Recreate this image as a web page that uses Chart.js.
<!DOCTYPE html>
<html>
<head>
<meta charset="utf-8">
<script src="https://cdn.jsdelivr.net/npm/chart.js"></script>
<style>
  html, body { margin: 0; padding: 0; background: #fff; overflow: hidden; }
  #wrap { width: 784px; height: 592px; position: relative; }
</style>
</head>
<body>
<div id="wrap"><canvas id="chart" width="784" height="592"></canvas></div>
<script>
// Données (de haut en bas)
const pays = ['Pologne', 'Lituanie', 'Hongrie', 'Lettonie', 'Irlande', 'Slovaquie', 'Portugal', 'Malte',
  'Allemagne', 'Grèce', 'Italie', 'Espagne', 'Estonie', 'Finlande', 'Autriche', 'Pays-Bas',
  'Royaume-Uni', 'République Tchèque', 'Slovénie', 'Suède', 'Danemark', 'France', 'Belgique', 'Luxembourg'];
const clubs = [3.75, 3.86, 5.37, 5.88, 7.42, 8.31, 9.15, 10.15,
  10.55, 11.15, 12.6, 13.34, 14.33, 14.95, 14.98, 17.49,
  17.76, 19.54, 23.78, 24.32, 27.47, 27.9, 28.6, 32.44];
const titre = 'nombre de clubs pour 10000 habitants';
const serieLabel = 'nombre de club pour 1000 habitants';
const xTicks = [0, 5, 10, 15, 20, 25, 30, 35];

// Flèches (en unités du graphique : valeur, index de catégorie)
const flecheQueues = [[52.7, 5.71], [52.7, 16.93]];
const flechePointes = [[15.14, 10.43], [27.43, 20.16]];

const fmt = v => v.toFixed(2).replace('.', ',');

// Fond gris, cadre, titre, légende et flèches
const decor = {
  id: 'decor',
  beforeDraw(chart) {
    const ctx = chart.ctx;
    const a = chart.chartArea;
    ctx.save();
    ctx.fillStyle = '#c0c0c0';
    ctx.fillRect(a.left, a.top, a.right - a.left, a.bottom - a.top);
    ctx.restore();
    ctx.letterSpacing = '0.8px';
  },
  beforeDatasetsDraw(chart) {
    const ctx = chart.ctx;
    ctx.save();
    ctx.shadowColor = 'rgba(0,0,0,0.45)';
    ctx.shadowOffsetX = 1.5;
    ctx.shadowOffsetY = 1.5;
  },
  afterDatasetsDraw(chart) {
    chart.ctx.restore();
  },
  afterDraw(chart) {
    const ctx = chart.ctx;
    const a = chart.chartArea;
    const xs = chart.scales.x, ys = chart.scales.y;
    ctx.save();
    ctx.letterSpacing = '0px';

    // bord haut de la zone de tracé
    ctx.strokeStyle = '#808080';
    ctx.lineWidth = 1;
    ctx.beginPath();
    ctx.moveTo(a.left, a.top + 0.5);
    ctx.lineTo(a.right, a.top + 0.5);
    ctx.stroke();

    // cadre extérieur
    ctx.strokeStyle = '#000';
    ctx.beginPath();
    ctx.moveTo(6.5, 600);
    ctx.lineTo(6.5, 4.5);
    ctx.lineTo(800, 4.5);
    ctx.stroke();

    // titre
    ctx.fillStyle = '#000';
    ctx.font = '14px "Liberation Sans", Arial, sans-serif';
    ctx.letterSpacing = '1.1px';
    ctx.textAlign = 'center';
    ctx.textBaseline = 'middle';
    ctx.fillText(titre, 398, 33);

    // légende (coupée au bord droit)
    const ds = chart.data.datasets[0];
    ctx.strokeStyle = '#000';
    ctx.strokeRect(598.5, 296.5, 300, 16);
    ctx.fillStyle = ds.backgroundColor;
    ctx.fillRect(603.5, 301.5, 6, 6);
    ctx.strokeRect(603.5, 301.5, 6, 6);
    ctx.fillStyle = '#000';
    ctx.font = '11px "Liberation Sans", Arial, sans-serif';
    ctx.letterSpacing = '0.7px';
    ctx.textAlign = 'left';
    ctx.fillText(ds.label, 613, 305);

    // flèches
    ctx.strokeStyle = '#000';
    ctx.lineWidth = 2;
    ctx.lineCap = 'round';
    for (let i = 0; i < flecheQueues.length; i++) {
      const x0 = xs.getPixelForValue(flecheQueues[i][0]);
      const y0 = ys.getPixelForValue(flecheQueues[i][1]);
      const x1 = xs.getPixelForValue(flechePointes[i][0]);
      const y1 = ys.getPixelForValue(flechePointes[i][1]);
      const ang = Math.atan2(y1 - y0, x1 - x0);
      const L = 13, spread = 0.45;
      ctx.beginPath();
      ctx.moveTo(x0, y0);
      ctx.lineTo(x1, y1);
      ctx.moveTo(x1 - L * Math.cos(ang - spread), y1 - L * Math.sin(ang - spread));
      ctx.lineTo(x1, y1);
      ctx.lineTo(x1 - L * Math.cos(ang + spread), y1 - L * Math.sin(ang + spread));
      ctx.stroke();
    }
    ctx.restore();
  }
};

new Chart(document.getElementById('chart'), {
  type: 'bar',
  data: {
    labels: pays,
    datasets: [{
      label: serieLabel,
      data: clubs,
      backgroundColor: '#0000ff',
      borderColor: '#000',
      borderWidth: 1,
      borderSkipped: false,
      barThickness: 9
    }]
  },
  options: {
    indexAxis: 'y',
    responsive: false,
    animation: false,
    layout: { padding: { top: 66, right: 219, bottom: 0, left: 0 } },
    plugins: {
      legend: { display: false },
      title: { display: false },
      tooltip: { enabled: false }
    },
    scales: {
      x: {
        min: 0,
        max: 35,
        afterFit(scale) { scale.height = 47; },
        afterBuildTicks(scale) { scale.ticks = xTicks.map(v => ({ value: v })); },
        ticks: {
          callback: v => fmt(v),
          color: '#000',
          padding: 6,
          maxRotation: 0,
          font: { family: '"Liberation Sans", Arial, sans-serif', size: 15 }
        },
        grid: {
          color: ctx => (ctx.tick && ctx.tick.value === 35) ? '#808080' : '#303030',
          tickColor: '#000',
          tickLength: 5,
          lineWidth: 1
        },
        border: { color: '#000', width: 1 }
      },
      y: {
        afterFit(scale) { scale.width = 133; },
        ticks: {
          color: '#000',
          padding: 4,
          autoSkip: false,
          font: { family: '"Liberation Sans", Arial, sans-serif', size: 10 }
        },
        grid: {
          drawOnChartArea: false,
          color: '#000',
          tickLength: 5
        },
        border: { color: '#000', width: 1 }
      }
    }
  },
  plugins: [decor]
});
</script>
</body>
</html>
---
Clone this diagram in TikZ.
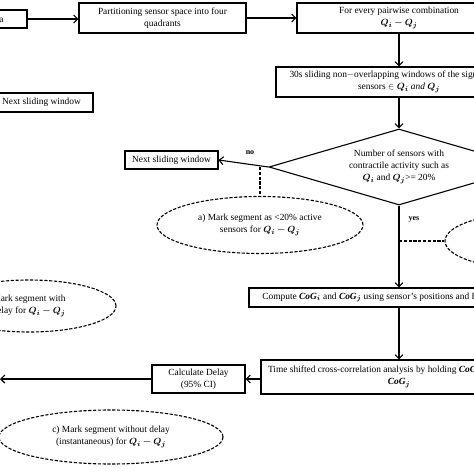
--
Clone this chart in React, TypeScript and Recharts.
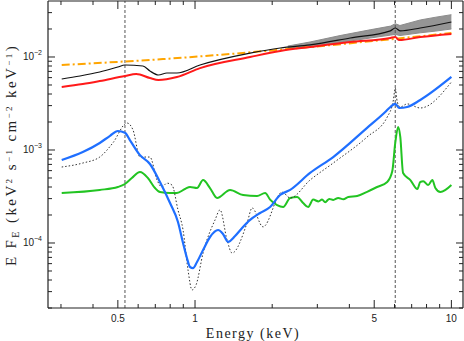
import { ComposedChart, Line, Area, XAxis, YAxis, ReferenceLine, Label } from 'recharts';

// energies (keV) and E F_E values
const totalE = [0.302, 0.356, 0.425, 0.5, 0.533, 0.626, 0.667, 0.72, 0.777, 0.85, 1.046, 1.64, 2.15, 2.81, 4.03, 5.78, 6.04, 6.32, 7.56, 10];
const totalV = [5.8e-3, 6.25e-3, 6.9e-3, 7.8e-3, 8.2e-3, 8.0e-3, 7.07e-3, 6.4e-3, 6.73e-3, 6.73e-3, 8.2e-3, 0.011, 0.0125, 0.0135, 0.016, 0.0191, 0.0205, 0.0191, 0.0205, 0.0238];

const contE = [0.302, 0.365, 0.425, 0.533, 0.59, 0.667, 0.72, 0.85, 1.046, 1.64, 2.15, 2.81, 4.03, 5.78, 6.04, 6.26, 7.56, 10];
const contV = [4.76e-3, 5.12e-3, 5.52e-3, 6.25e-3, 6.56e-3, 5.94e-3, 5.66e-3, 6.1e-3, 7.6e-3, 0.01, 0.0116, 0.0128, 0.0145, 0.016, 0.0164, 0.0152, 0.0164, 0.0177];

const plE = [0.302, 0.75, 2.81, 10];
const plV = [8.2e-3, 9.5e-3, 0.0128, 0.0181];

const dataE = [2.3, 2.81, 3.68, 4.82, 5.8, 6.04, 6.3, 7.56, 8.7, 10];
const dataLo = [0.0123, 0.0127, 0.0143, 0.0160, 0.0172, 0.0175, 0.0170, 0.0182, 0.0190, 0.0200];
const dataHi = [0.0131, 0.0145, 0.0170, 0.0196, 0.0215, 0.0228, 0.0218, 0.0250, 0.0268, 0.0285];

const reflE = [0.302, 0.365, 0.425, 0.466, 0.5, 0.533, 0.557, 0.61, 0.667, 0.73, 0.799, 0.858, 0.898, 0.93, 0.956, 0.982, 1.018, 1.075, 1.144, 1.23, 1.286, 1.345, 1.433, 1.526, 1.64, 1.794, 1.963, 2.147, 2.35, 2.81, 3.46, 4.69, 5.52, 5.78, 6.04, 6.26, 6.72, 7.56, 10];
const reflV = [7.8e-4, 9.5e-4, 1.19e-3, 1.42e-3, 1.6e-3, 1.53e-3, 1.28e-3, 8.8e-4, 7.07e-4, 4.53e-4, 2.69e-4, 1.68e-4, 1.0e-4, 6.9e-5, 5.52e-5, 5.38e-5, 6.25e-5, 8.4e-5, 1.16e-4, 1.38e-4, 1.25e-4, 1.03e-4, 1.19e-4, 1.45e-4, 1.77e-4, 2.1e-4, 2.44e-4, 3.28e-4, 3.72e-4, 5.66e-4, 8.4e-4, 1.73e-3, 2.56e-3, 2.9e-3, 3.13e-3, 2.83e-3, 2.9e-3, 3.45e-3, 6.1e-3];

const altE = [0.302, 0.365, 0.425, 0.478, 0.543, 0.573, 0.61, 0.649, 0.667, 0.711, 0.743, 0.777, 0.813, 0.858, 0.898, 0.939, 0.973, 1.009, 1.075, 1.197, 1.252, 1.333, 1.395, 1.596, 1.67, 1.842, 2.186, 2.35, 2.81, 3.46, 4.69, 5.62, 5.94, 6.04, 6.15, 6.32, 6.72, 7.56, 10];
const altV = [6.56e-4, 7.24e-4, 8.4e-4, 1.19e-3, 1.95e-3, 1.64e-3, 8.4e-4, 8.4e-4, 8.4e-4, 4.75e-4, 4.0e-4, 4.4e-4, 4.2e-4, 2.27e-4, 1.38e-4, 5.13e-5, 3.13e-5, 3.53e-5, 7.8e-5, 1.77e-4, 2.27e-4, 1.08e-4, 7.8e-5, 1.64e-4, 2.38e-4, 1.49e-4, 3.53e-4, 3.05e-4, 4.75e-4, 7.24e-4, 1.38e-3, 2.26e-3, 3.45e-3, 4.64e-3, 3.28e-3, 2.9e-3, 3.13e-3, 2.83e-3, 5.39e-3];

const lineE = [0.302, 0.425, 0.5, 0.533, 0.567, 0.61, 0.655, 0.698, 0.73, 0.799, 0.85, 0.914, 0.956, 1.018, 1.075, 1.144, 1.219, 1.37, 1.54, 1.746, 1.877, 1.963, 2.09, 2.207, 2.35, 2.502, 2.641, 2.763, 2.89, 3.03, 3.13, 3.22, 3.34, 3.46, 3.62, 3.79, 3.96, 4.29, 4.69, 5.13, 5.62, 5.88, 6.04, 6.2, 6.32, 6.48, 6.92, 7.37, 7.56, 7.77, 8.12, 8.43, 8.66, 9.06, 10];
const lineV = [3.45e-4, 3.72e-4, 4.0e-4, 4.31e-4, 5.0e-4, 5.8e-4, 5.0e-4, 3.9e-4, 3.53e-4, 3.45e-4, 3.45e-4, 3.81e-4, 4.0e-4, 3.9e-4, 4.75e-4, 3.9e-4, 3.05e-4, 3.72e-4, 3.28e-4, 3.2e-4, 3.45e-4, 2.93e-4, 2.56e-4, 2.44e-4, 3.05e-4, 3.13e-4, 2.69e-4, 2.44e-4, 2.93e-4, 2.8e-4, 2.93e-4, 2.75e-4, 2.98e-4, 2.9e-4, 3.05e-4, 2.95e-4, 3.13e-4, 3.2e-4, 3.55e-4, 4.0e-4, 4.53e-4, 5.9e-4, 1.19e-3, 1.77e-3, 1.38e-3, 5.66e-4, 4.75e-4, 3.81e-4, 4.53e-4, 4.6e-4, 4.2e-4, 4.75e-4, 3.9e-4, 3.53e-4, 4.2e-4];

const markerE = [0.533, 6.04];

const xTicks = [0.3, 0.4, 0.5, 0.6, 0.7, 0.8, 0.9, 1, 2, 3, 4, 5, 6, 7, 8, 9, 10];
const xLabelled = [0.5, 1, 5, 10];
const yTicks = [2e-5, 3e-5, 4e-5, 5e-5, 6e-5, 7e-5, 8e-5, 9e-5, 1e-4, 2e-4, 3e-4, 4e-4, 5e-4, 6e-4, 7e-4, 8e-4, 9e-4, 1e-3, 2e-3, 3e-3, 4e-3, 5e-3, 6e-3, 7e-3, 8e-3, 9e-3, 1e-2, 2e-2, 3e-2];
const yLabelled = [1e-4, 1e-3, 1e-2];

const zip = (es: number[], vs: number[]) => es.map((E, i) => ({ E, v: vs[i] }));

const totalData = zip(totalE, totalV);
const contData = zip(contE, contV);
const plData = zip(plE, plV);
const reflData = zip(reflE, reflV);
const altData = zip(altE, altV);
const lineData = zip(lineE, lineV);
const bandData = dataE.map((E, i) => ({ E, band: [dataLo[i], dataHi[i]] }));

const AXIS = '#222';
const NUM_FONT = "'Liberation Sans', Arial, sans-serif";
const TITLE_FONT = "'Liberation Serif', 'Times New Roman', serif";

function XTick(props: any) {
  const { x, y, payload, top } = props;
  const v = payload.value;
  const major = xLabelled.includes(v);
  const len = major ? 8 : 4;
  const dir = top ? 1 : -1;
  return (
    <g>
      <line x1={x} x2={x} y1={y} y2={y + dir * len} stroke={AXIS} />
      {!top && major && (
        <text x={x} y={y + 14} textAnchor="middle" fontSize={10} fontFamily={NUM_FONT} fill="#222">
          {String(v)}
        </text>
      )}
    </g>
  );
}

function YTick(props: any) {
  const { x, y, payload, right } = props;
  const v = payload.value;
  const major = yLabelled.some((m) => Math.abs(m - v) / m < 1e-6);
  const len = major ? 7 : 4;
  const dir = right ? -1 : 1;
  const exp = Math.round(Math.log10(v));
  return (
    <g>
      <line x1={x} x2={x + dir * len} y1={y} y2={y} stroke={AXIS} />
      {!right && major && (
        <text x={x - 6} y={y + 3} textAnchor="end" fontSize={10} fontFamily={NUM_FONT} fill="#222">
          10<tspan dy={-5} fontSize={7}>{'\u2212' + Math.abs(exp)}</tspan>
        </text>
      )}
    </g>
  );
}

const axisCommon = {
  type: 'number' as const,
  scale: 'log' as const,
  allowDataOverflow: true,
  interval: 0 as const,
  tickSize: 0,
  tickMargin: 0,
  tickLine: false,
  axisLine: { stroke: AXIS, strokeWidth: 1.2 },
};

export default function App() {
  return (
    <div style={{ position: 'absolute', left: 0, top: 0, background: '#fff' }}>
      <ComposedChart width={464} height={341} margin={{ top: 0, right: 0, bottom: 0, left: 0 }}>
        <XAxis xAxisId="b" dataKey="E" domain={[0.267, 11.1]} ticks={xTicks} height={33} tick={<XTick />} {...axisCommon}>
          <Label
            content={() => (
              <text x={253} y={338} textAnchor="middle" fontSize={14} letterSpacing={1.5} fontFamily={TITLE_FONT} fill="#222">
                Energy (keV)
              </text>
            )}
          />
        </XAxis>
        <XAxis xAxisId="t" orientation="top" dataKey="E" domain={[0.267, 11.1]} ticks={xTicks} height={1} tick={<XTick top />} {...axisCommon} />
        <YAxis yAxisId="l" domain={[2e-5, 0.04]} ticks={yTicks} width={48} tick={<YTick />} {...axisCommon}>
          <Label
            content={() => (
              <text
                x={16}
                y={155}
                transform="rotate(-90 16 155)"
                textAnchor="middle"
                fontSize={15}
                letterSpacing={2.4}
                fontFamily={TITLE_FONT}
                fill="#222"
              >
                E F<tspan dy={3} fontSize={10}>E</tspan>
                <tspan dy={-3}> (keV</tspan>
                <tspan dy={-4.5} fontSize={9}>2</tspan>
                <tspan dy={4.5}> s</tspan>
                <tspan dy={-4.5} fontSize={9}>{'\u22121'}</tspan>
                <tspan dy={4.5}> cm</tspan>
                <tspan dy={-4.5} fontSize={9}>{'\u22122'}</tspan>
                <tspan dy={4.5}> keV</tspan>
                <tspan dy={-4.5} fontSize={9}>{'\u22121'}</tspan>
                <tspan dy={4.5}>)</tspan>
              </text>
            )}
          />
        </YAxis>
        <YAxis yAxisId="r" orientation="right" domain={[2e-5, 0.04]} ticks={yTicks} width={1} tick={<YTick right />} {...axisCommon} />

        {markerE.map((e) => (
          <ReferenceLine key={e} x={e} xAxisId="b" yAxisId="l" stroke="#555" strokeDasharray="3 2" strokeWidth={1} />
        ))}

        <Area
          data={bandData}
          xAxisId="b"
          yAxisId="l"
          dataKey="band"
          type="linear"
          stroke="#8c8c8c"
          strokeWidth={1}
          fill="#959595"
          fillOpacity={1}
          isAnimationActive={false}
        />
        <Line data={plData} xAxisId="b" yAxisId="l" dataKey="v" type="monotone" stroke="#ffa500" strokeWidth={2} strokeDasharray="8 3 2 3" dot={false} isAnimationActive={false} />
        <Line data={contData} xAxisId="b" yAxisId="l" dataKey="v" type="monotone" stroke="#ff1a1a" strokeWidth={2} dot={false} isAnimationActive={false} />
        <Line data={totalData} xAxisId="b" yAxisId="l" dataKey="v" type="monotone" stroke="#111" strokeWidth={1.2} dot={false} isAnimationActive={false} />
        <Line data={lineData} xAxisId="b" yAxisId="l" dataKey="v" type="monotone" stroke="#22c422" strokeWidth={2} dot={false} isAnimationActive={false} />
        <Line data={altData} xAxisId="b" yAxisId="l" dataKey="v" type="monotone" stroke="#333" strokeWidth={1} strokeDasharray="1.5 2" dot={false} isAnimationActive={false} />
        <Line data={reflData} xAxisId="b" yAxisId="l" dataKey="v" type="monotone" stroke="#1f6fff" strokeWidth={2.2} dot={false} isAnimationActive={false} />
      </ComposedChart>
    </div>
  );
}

Work instructions: Reproduce, starting at the line containing "Clone this chart" and stopping after the line containing "const plV = [8.2e-3, 9.5e-3, 0.0128, 0.0181];", each of those lines exactly and no others; leave pictures out.

Answer to this exercise:
Clone this chart in React, TypeScript and Recharts.
import { ComposedChart, Line, Area, XAxis, YAxis, ReferenceLine, Label } from 'recharts';

// energies (keV) and E F_E values
const totalE = [0.302, 0.356, 0.425, 0.5, 0.533, 0.626, 0.667, 0.72, 0.777, 0.85, 1.046, 1.64, 2.15, 2.81, 4.03, 5.78, 6.04, 6.32, 7.56, 10];
const totalV = [5.8e-3, 6.25e-3, 6.9e-3, 7.8e-3, 8.2e-3, 8.0e-3, 7.07e-3, 6.4e-3, 6.73e-3, 6.73e-3, 8.2e-3, 0.011, 0.0125, 0.0135, 0.016, 0.0191, 0.0205, 0.0191, 0.0205, 0.0238];

const contE = [0.302, 0.365, 0.425, 0.533, 0.59, 0.667, 0.72, 0.85, 1.046, 1.64, 2.15, 2.81, 4.03, 5.78, 6.04, 6.26, 7.56, 10];
const contV = [4.76e-3, 5.12e-3, 5.52e-3, 6.25e-3, 6.56e-3, 5.94e-3, 5.66e-3, 6.1e-3, 7.6e-3, 0.01, 0.0116, 0.0128, 0.0145, 0.016, 0.0164, 0.0152, 0.0164, 0.0177];

const plE = [0.302, 0.75, 2.81, 10];
const plV = [8.2e-3, 9.5e-3, 0.0128, 0.0181];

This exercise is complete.